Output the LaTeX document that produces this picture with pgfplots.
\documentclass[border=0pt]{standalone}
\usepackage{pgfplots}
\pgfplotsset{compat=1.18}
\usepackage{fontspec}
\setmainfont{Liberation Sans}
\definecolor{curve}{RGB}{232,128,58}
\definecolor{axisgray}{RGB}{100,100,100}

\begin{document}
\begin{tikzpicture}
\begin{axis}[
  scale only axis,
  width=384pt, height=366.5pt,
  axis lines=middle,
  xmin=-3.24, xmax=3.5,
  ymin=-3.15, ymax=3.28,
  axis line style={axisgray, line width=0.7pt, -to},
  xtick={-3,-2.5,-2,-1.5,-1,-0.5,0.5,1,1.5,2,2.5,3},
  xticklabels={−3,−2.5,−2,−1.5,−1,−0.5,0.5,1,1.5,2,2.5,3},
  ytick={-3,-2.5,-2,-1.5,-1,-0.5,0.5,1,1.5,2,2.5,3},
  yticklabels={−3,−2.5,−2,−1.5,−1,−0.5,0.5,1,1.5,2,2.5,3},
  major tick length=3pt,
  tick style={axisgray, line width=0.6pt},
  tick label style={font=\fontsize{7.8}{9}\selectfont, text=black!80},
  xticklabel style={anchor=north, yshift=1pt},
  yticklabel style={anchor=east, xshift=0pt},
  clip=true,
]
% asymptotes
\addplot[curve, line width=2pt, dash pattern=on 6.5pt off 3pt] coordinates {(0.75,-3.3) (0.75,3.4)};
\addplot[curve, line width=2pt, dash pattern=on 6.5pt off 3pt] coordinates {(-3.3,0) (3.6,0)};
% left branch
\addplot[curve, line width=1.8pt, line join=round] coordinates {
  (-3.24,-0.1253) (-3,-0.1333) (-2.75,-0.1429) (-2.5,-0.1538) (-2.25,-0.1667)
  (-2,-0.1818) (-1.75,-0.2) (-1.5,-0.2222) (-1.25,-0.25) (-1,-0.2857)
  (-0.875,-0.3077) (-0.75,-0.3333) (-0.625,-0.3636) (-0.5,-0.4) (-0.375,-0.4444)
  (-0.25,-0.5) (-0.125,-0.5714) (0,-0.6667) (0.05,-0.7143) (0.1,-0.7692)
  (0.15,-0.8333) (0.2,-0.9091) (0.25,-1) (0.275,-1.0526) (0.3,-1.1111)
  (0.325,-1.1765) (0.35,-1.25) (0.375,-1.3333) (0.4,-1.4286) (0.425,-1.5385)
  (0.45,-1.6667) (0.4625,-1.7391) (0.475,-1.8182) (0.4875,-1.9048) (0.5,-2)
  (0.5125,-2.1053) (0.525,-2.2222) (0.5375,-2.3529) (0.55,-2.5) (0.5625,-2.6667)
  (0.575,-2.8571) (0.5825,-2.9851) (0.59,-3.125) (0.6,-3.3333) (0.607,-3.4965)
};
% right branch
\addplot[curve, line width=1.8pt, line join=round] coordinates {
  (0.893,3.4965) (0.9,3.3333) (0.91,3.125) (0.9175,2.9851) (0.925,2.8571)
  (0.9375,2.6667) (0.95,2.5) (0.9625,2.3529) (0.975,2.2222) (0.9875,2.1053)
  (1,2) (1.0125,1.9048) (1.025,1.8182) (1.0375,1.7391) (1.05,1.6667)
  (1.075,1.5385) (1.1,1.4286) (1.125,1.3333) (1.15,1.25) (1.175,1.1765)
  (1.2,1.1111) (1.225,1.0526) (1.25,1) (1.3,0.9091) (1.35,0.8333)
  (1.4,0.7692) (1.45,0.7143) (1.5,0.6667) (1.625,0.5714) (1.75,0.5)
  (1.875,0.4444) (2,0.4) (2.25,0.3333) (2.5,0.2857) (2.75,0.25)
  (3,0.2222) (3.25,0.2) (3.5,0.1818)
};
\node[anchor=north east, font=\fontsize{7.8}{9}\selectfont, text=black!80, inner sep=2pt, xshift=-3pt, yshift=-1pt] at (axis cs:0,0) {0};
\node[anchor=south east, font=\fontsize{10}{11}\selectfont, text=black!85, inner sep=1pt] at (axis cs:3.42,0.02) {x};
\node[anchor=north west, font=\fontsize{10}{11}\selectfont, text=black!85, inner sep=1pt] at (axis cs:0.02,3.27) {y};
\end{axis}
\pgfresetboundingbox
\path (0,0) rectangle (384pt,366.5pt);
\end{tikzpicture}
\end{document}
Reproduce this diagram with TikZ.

● Stated goal: Could you reproduce every record above exactly as it appears?

● Task answer:
Output the LaTeX document that produces this picture with pgfplots.
\documentclass[border=0pt]{standalone}
\usepackage{pgfplots}
\pgfplotsset{compat=1.18}
\usepackage{fontspec}
\setmainfont{Liberation Sans}
\definecolor{curve}{RGB}{232,128,58}
\definecolor{axisgray}{RGB}{100,100,100}

\begin{document}
\begin{tikzpicture}
\begin{axis}[
  scale only axis,
  width=384pt, height=366.5pt,
  axis lines=middle,
  xmin=-3.24, xmax=3.5,
  ymin=-3.15, ymax=3.28,
  axis line style={axisgray, line width=0.7pt, -to},
  xtick={-3,-2.5,-2,-1.5,-1,-0.5,0.5,1,1.5,2,2.5,3},
  xticklabels={−3,−2.5,−2,−1.5,−1,−0.5,0.5,1,1.5,2,2.5,3},
  ytick={-3,-2.5,-2,-1.5,-1,-0.5,0.5,1,1.5,2,2.5,3},
  yticklabels={−3,−2.5,−2,−1.5,−1,−0.5,0.5,1,1.5,2,2.5,3},
  major tick length=3pt,
  tick style={axisgray, line width=0.6pt},
  tick label style={font=\fontsize{7.8}{9}\selectfont, text=black!80},
  xticklabel style={anchor=north, yshift=1pt},
  yticklabel style={anchor=east, xshift=0pt},
  clip=true,
]
% asymptotes
\addplot[curve, line width=2pt, dash pattern=on 6.5pt off 3pt] coordinates {(0.75,-3.3) (0.75,3.4)};
\addplot[curve, line width=2pt, dash pattern=on 6.5pt off 3pt] coordinates {(-3.3,0) (3.6,0)};
% left branch
\addplot[curve, line width=1.8pt, line join=round] coordinates {
  (-3.24,-0.1253) (-3,-0.1333) (-2.75,-0.1429) (-2.5,-0.1538) (-2.25,-0.1667)
  (-2,-0.1818) (-1.75,-0.2) (-1.5,-0.2222) (-1.25,-0.25) (-1,-0.2857)
  (-0.875,-0.3077) (-0.75,-0.3333) (-0.625,-0.3636) (-0.5,-0.4) (-0.375,-0.4444)
  (-0.25,-0.5) (-0.125,-0.5714) (0,-0.6667) (0.05,-0.7143) (0.1,-0.7692)
  (0.15,-0.8333) (0.2,-0.9091) (0.25,-1) (0.275,-1.0526) (0.3,-1.1111)
  (0.325,-1.1765) (0.35,-1.25) (0.375,-1.3333) (0.4,-1.4286) (0.425,-1.5385)
  (0.45,-1.6667) (0.4625,-1.7391) (0.475,-1.8182) (0.4875,-1.9048) (0.5,-2)
  (0.5125,-2.1053) (0.525,-2.2222) (0.5375,-2.3529) (0.55,-2.5) (0.5625,-2.6667)
  (0.575,-2.8571) (0.5825,-2.9851) (0.59,-3.125) (0.6,-3.3333) (0.607,-3.4965)
};
% right branch
\addplot[curve, line width=1.8pt, line join=round] coordinates {
  (0.893,3.4965) (0.9,3.3333) (0.91,3.125) (0.9175,2.9851) (0.925,2.8571)
  (0.9375,2.6667) (0.95,2.5) (0.9625,2.3529) (0.975,2.2222) (0.9875,2.1053)
  (1,2) (1.0125,1.9048) (1.025,1.8182) (1.0375,1.7391) (1.05,1.6667)
  (1.075,1.5385) (1.1,1.4286) (1.125,1.3333) (1.15,1.25) (1.175,1.1765)
  (1.2,1.1111) (1.225,1.0526) (1.25,1) (1.3,0.9091) (1.35,0.8333)
  (1.4,0.7692) (1.45,0.7143) (1.5,0.6667) (1.625,0.5714) (1.75,0.5)
  (1.875,0.4444) (2,0.4) (2.25,0.3333) (2.5,0.2857) (2.75,0.25)
  (3,0.2222) (3.25,0.2) (3.5,0.1818)
};
\node[anchor=north east, font=\fontsize{7.8}{9}\selectfont, text=black!80, inner sep=2pt, xshift=-3pt, yshift=-1pt] at (axis cs:0,0) {0};
\node[anchor=south east, font=\fontsize{10}{11}\selectfont, text=black!85, inner sep=1pt] at (axis cs:3.42,0.02) {x};
\node[anchor=north west, font=\fontsize{10}{11}\selectfont, text=black!85, inner sep=1pt] at (axis cs:0.02,3.27) {y};
\end{axis}
\pgfresetboundingbox
\path (0,0) rectangle (384pt,366.5pt);
\end{tikzpicture}
\end{document}
Reproduce this diagram with TikZ.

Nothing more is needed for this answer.